Earthquake of magnitude 6.6 hits northwest China's Xinjiang

SHANGHAI: An earthquake with a magnitude of 6.6 struck a remote and sparsely populated part of China's far northwestern region of Xinjiang on Wednesday morning, the Chinese earthquake administration said.

No casualties were reported by authorities.

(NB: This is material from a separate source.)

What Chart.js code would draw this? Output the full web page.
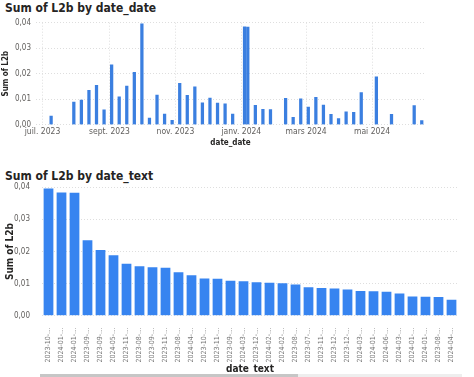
<!DOCTYPE html>
<html>
<head>
<meta charset="utf-8">
<script src="https://cdn.jsdelivr.net/npm/chart.js@4.4.1/dist/chart.umd.min.js"></script>
<style>
  html, body { margin: 0; padding: 0; background: #fff; }
  body { width: 474px; height: 377px; position: relative; overflow: hidden;
         font-family: "Liberation Sans Narrow", "DejaVu Sans Condensed", Roboto, sans-serif; }
  .title { position: absolute; left: 5px; font-size: 12px; line-height: 14px; font-weight: bold; color: #252423; white-space: nowrap; }
  #c1 { position: absolute; left: 0; top: 0; }
  #c2 { position: absolute; left: 0; top: 160px; }
  #track { position: absolute; left: 40px; top: 374px; width: 422px; height: 3px; background: #eeeeee; }
  #thumb { position: absolute; left: 40px; top: 374px; width: 258px; height: 3px; background: #c6c6c6; }
</style>
</head>
<body>
<div class="title" style="top:1px">Sum of L2b by date_date</div>
<canvas id="c1" width="474" height="150"></canvas>
<div class="title" style="top:169px">Sum of L2b by date_text</div>
<canvas id="c2" width="474" height="217"></canvas>
<div id="track"></div>
<div id="thumb"></div>

<script>
// weekly readings (date_date) and their Sum of L2b
const dates = [
  '2023-07-09', '2023-07-30', '2023-08-06', '2023-08-13', '2023-08-20', '2023-08-27',
  '2023-09-03', '2023-09-10', '2023-09-17', '2023-09-24', '2023-10-01', '2023-10-08',
  '2023-10-15', '2023-10-22', '2023-10-29', '2023-11-05', '2023-11-12', '2023-11-19',
  '2023-11-26', '2023-12-03', '2023-12-10', '2023-12-17', '2023-12-24', '2024-01-04',
  '2024-01-07', '2024-01-14', '2024-01-21', '2024-01-28', '2024-02-11', '2024-02-18',
  '2024-02-25', '2024-03-03', '2024-03-10', '2024-03-17', '2024-03-24', '2024-03-31',
  '2024-04-07', '2024-04-14', '2024-04-21', '2024-05-05', '2024-05-19', '2024-06-09',
  '2024-06-16'
];
const values = [
  0.0034, 0.0089, 0.0097, 0.0135, 0.0154, 0.0058,
  0.0235, 0.0109, 0.0151, 0.0205, 0.0396, 0.0026,
  0.0116, 0.0042, 0.0017, 0.0162, 0.0115, 0.0149,
  0.0086, 0.0104, 0.0085, 0.0082, 0.0042, 0.0384,
  0.0383, 0.0076, 0.0060, 0.0059, 0.0103, 0.0029,
  0.0101, 0.0069, 0.0107, 0.0077, 0.0041, 0.0024,
  0.0050, 0.0049, 0.0126, 0.0188, 0.0041, 0.0075,
  0.0016
];
const monthTicks = ['2023-07-01', '2023-09-01', '2023-11-01', '2024-01-01', '2024-03-01', '2024-05-01'];
const monthLabels = ['juil. 2023', 'sept. 2023', 'nov. 2023', 'janv. 2024', 'mars 2024', 'mai 2024'];
const yTicks = [0, 0.01, 0.02, 0.03, 0.04];

const DAY = 86400000;
const toDay = s => Date.UTC(+s.slice(0, 4), +s.slice(5, 7) - 1, +s.slice(8, 10)) / DAY;
const fmt = v => v.toFixed(2).replace('.', ',');

Chart.defaults.font.family = '"Liberation Sans Narrow", "DejaVu Sans Condensed", Roboto, sans-serif';
Chart.defaults.color = '#605e5c';

const gridColor = '#dedede';

// top chart: by date_date
new Chart(document.getElementById('c1'), {
  type: 'bar',
  data: {
    datasets: [{
      data: dates.map((d, i) => ({ x: toDay(d), y: values[i] })),
      backgroundColor: '#3b7fe0',
      barThickness: 2.6
    }]
  },
  options: {
    responsive: false,
    animation: false,
    layout: { padding: { top: 22.7, right: 49, bottom: 0, left: 0 } },
    plugins: { legend: { display: false }, tooltip: { enabled: false } },
    scales: {
      x: {
        type: 'linear',
        offset: false,
        min: toDay('2023-06-25'),
        max: toDay('2024-06-19'),
        afterBuildTicks: s => { s.ticks = monthTicks.map(d => ({ value: toDay(d) })); },
        afterFit: s => { s.height = 25.3; },
        ticks: { autoSkip: false, maxRotation: 0, padding: 2, font: { size: 8.5 },
                 callback: (v, i) => monthLabels[i] },
        grid: { color: gridColor, drawTicks: false, offset: false },
        border: { display: false, dash: [1, 2] },
        title: { display: true, text: 'date_date', color: '#252423',
                 font: { size: 8, weight: 'bold' }, padding: { top: 0, bottom: 2.5 } }
      },
      y: {
        min: 0, max: 0.04,
        afterBuildTicks: s => { s.ticks = yTicks.map(v => ({ value: v })); },
        afterFit: s => { s.width = 36; },
        ticks: { padding: 5, font: { size: 8 }, callback: v => fmt(v) },
        grid: { color: gridColor, drawTicks: false },
        border: { display: false, dash: [1, 2] },
        title: { display: true, text: 'Sum of L2b', color: '#252423',
                 font: { size: 8, weight: 'bold' }, padding: { top: 1, bottom: 0 } }
      }
    }
  }
});

// bottom chart: by date_text, sorted by value, first 32 visible (scrolled)
const order = values.map((v, i) => i).sort((a, b) => values[b] - values[a]);
const textLabels = order.map(i => dates[i]);
const sortedValues = order.map(i => values[i]);

new Chart(document.getElementById('c2'), {
  type: 'bar',
  data: {
    labels: textLabels,
    datasets: [{
      data: sortedValues,
      backgroundColor: '#3784f0',
      categoryPercentage: 1,
      barPercentage: 0.75
    }]
  },
  options: {
    responsive: false,
    animation: false,
    layout: { padding: { top: 27.3, right: 16, bottom: 0, left: 0 } },
    plugins: { legend: { display: false }, tooltip: { enabled: false } },
    scales: {
      x: {
        max: 31,
        afterFit: s => { s.height = 61.3; },
        ticks: { autoSkip: false, minRotation: 90, maxRotation: 90, padding: 4, font: { size: 7 },
                 color: '#777', callback: function (v) { return this.getLabelForValue(v).slice(0, 8) + '…'; } },
        grid: { display: false },
        border: { display: false },
        title: { display: true, text: 'date_text', color: '#252423',
                 font: { size: 10, weight: 'bold' }, padding: { top: 0, bottom: 2 } }
      },
      y: {
        min: 0, max: 0.04,
        afterBuildTicks: s => { s.ticks = yTicks.map(v => ({ value: v })); },
        afterFit: s => { s.width = 42; },
        ticks: { padding: 12, font: { size: 8 }, callback: v => fmt(v) },
        grid: { color: gridColor, drawTicks: false },
        border: { display: false, dash: [1, 2] },
        title: { display: true, text: 'Sum of L2b', color: '#252423',
                 font: { size: 10, weight: 'bold' }, padding: { top: 4, bottom: 0 } }
      }
    }
  }
});
</script>
</body>
</html>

The US Geological Survey put the magnitude of the quake at 6.3.

The tremor followed a powerful quake late on Tuesday in Sichuan province, more than 2,000 km (1,240 miles) to the southeast, that killed nine people and injured 164.

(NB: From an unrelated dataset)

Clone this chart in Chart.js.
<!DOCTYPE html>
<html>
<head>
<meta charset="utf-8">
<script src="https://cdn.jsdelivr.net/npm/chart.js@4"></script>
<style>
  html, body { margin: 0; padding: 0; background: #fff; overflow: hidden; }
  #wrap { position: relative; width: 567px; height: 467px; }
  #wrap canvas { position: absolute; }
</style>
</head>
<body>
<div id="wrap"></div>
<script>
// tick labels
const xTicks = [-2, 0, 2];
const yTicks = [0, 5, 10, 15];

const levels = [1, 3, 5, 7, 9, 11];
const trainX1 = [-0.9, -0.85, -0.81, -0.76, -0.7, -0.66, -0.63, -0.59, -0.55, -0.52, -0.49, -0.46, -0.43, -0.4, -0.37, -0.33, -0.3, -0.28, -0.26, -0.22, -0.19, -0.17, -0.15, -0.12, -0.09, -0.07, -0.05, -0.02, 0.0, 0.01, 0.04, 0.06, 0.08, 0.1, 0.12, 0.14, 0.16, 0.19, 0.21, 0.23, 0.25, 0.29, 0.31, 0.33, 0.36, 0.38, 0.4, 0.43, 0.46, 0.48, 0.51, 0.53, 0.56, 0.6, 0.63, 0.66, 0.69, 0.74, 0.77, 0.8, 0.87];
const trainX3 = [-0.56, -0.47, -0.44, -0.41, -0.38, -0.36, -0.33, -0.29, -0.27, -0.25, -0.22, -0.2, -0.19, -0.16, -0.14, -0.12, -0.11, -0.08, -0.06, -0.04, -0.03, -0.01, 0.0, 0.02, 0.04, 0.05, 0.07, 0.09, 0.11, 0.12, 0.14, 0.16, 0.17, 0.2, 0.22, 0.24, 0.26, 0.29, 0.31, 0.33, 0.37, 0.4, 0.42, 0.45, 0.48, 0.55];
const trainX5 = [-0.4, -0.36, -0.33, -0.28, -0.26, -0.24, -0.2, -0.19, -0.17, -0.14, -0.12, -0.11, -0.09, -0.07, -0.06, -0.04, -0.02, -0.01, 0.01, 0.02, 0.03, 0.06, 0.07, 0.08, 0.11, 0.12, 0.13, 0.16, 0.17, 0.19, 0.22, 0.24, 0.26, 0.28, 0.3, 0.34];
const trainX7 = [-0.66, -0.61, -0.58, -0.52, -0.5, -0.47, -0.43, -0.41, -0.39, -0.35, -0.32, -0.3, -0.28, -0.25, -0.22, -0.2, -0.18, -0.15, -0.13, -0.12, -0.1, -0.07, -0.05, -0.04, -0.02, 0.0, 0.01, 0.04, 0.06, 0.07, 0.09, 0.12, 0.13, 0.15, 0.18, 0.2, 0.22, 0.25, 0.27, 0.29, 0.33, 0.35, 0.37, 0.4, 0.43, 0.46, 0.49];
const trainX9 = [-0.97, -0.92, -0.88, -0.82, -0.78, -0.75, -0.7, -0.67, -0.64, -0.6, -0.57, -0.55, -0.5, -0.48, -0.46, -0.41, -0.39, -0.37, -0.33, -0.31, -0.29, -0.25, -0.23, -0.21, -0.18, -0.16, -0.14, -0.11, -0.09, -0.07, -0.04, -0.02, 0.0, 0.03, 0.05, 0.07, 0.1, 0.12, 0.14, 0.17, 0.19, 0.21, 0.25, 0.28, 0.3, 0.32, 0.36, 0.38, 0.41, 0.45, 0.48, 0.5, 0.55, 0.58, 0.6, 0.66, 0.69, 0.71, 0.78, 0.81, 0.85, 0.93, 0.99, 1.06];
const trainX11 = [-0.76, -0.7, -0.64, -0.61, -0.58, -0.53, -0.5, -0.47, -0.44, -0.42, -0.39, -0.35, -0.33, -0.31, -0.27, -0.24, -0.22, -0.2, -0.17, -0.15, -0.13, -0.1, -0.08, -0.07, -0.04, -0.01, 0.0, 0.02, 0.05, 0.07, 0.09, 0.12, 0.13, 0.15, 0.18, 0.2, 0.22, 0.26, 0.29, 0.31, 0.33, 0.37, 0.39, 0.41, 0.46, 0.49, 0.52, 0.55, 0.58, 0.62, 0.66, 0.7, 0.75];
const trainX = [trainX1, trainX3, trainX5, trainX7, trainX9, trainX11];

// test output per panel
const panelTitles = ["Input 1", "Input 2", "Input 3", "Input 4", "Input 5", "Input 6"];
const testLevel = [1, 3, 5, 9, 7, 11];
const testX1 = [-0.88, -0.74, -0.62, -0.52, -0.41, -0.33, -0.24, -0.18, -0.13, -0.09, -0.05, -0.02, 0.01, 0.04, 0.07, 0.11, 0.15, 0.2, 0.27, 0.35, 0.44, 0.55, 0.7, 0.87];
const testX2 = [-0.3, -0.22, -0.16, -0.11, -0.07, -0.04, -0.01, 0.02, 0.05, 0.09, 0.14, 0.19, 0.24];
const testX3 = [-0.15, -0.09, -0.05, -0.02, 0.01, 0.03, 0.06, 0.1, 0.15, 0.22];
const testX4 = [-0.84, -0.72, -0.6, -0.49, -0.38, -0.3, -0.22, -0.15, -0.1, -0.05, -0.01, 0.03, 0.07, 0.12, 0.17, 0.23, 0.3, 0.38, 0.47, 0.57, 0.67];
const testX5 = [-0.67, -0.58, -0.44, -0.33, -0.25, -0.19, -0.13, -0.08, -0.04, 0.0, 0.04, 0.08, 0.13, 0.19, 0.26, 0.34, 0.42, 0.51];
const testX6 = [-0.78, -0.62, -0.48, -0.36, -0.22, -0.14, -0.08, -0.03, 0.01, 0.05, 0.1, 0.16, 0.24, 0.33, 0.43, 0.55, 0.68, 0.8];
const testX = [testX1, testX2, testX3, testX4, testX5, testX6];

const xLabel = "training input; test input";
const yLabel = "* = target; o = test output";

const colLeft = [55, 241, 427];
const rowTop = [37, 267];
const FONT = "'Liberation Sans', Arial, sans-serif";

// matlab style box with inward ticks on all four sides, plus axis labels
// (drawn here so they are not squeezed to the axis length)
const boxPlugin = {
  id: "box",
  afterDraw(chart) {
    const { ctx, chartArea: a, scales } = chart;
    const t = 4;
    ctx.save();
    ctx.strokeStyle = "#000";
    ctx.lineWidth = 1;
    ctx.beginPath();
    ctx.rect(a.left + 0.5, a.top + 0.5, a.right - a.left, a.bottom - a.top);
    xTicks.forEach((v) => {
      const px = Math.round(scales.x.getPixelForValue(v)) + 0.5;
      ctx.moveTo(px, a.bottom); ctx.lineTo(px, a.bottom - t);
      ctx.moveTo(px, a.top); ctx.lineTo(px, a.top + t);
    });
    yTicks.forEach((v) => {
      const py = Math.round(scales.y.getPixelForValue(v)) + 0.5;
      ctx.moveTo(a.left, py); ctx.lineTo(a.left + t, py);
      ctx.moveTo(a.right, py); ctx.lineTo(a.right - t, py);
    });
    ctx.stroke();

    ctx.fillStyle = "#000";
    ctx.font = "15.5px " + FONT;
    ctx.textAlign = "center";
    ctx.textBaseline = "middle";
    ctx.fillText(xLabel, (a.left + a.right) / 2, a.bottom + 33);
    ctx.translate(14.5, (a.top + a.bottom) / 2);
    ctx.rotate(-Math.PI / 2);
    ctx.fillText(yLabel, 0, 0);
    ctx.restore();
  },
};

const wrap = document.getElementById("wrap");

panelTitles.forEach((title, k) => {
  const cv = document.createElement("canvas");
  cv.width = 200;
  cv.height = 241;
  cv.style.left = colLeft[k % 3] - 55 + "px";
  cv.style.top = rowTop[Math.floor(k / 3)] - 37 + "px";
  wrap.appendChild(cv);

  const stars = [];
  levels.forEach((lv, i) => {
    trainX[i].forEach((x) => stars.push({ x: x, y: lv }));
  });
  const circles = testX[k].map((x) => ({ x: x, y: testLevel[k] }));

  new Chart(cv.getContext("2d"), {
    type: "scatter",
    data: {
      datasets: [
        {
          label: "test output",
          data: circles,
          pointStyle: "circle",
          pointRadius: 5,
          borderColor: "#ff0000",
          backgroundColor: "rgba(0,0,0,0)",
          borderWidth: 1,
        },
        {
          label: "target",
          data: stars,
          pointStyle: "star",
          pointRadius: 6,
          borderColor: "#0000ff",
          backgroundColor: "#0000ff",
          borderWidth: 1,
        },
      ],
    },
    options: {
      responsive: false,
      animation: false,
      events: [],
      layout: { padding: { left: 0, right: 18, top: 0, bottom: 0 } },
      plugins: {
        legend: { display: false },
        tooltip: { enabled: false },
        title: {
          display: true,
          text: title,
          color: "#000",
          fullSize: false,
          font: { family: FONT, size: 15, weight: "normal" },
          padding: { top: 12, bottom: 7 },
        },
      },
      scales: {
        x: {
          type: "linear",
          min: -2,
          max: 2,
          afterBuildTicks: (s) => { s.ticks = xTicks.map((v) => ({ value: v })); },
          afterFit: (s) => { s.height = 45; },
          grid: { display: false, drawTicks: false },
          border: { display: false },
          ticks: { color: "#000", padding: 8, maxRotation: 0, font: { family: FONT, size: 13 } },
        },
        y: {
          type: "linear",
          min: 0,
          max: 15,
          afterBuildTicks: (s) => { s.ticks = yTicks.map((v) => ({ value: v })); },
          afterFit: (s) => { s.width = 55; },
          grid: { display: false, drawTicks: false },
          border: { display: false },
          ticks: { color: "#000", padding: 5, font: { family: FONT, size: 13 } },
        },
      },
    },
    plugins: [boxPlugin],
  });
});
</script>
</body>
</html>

The Xinjiang quake struck at a depth of 11 km (7 miles) in the Bortala Mongolian Autonomous Prefecture, the China Earthquake Administration said.

The earthquake administration's office in the Xinjiang capital, Urumqi, said on its official Twitter-like Weibo social media account that there were no villages located within a 5 km (3 miles) radius of the quake, nor townships within 20 km (12 miles).

Jinghe County, where the epicentre was located, has a population of about 140,000, state news agency Xinhua reported. It is about 100 km (60 miles) from the border with Kazakhstan.

Residents several hundred kilometres away in Urumqi, and the cities of Karamay and Yining, felt strong tremors, Xinhua said. The jolt lasted about 20 seconds, it said.

Xinjiang is China's largest and most remote region, but it carries strategic weight as a gateway to Central Asia and the West and as a key domestic source of oil, natural gas and coal.